To jednak nie jest tak oczywiste, warto wspomnieć o tym, że podobny casus mieliśmy miesiąc temu w przypadku Austrii, a pomysły przywracania lockdownu budzą duże podziały wśród polityków rządzącej opcji w Wielkiej Brytanii, a także w Niemczech. Wątek restrykcji może być jednak bardziej istotny w przypadku Chin (kontekst zimowej olimpiady zaplanowanej na luty), czy też USA (czekać nas będzie duży spór pomiędzy władzami federalnymi, a stanowymi). W efekcie słowa szefa Banku Anglii sprzed kilku dni, że tak naprawdę nie jest jasne, na ile Omikron doprowadzi do wyhamowania inflacji, stają się mottem dla innych decydentów w bankach centralnych - i tego rynki najbardziej się obawiają. Tyle czy aby reakcja rynków nie jest przesadzona? Można odnieść wrażenie, że mamy do czynienia ze skumulowaniem wielu wątków naraz, a w kolejnych dniach nie zobaczymy gorszych informacji. Do tego dochodzi "poprawka" na Święta, kiedy to zwyczajowo aktywność na rynkach gaśnie, dlatego inwestorzy wiele spraw chcą załatwić wcześniej. Paradoksalnie, zatem tryb nerwowość na rynkach powinna maleć w kolejnych dniach.

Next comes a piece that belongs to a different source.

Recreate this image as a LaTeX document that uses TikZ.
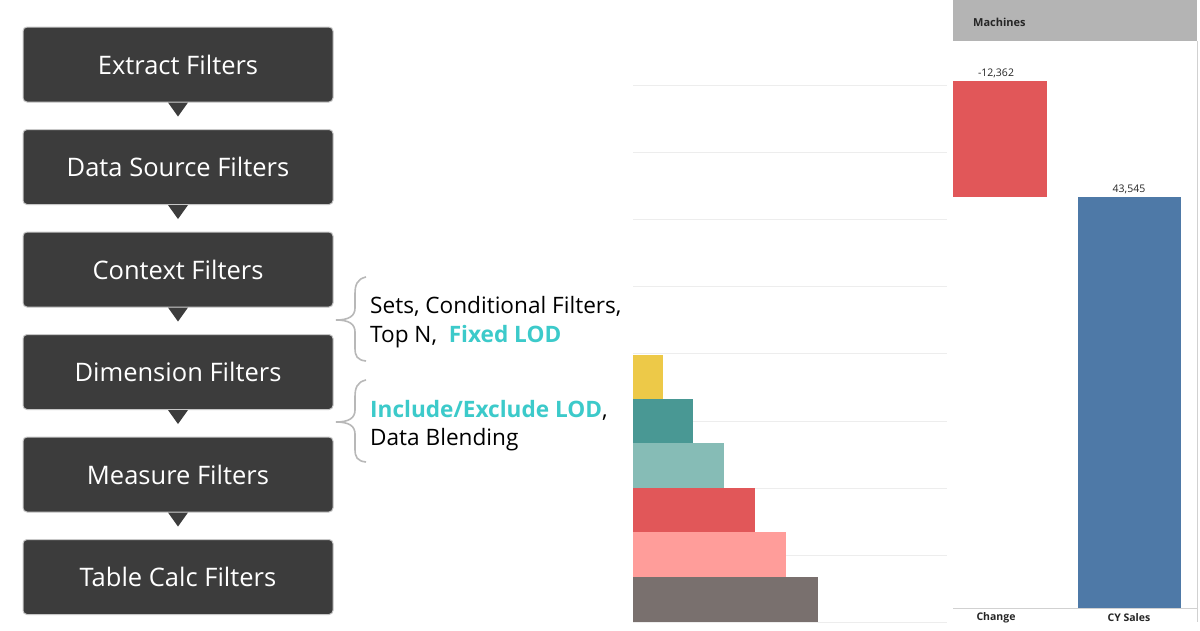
\documentclass[tikz,border=0pt]{standalone}
\usepackage{fontspec}
\setmainfont{Open Sans}
\usetikzlibrary{positioning}

\definecolor{boxgray}{HTML}{3C3C3C}
\definecolor{lodcyan}{HTML}{3CCACA}
\definecolor{gridgray}{HTML}{EDEDED}
\definecolor{tyellow}{HTML}{EDC948}
\definecolor{tteal}{HTML}{499894}
\definecolor{tlteal}{HTML}{86BCB6}
\definecolor{tred}{HTML}{E15759}
\definecolor{tpink}{HTML}{FF9D9A}
\definecolor{tbrown}{HTML}{79706E}
\definecolor{tblue}{HTML}{4E79A7}
\definecolor{headgray}{HTML}{B4B4B4}

\tikzset{
  filterbox/.style={fill=boxgray, draw=black!22, line width=1pt, rounded corners=4pt,
    minimum width=310pt, minimum height=75pt, text=white,
    font=\fontsize{25.5}{30}\selectfont},
  pointer/.style={fill=boxgray},
  bracket/.style={draw=black!28, line width=1.6pt},
  note/.style={anchor=base west, inner sep=0pt, font=\fontsize{22.6}{28}\selectfont},
  gridline/.style={draw=gridgray, line width=0.8pt},
  axisline/.style={draw=black!18, line width=0.8pt},
  small/.style={inner sep=0pt, font=\fontsize{10.5}{12}\selectfont, text=black!85}
}

\begin{document}
\begin{tikzpicture}[x=1pt, y=-1pt]
  \useasboundingbox (0,0) rectangle (1200,630);
  \fill[white] (0,0) rectangle (1200,630);

  \node[filterbox] (extract) at (178,64.5) {Extract Filters};
  \node[filterbox, below=26.5pt of extract] (source) {Data Source Filters};
  \node[filterbox, below=26.5pt of source] (context) {Context Filters};
  \node[filterbox, below=26.5pt of context] (dimension) {Dimension Filters};
  \node[filterbox, below=26.5pt of dimension] (measure) {Measure Filters};
  \node[filterbox, below=26.5pt of measure] (tablecalc) {Table Calc Filters};

  \foreach \b in {extract,source,context,dimension,measure}
    \fill[pointer] ([xshift=-10pt]\b.south) -- ([xshift=10pt]\b.south)
      -- ([yshift=-14pt]\b.south) -- cycle;

  \draw[bracket] (366,277) .. controls (357,279) and (355,285) .. (355,294)
    -- (355,308) .. controls (355,316) and (349,320) .. (336,320)
    .. controls (349,320) and (355,324) .. (355,332)
    -- (355,348) .. controls (355,356) and (357,360) .. (366,361);
  \draw[bracket, shift={(0,102)}] (366,278) .. controls (357,280) and (355,286) .. (355,295)
    -- (355,308) .. controls (355,316) and (349,320) .. (336,320)
    .. controls (349,320) and (355,324) .. (355,332)
    -- (355,347) .. controls (355,355) and (357,359) .. (366,360);

  \node[note] (sets) at (370,313) {Sets, Conditional Filters,};
  \node[note] (topn) at (370,342) {Top N,\ \ \textcolor{lodcyan}{\bfseries Fixed LOD}};
  \node[note] (include) at (370,417) {\textcolor{lodcyan}{\bfseries Include/Exclude LOD},};
  \node[note] (blend) at (370,445) {Data Blending};

  \foreach \y in {85,152,219,286,353,421,488,555,622}
    \draw[gridline] (633,\y) -- (947,\y);
  \fill[tyellow] (633,355) rectangle (663,399);
  \fill[tteal] (633,399) rectangle (693,443);
  \fill[tlteal] (633,443) rectangle (724,488);
  \fill[tred] (633,488) rectangle (755,532);
  \fill[tpink] (633,532) rectangle (786,577);
  \fill[tbrown] (633,577) rectangle (818,622);

  \fill[headgray] (953,0) rectangle (1197,41);
  \node[small, anchor=west, font=\fontsize{11}{13}\selectfont\bfseries] (machines) at (973,22) {Machines};
  \draw[axisline] (1197,41) -- (1197,622);
  \draw[axisline] (953,608) -- (1197,608);
  \fill[tred] (953,81) rectangle (1047,197);
  \fill[tblue] (1078,197) rectangle (1181,608);
  \node[small, anchor=south] (change val) at (996,78) {-12,362};
  \node[small, anchor=south] (sales val) at (1129,194) {43,545};
  \node[small, font=\fontsize{10.5}{12}\selectfont\bfseries] (change) at (996,618) {Change};
  \node[small, font=\fontsize{10.5}{12}\selectfont\bfseries] (sales) at (1129,618) {CY Sales};
\end{tikzpicture}
\end{document}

EURUSD - euro może skorzystać na globalnym strachu
Jeszcze w końcu ubiegłego tygodnia notowania EURUSD powróciły w stronę ważnego wsparcia przy 1,1250, do czego w dużej mierze przyczynił się komentarz Christophera Wallera z zarządu FED (podwyżka stóp już w marcu). Ruch spadkowy nie jest jednak kontynuowany w poniedziałek - dlaczego? Być może odpowiedzi na to pytanie warto szukać w specyficznym statusie jaki ma euro - z racji gołębiej polityki EBC jest to obok jena, waluta finansująca globalne spekulacje - tym samym w sytuacji wyraźnego uderzenia risk-off drożeje, gdyż inwestorzy są zmuszeni do pokrywania pozycji na innych rynkach i odkupywania euro.
Wykres dzienny EURUSD
Analiza techniczna pokazuje, że strefa 1,1240-60 może sie dalej bronić jako wsparcie, co może być też zapowiedzią powrotu notowań w stronę 1,13 w kolejnych dniach. Jednocześnie malejąca aktywność przed Świętami może wpływać na spadek zmienności.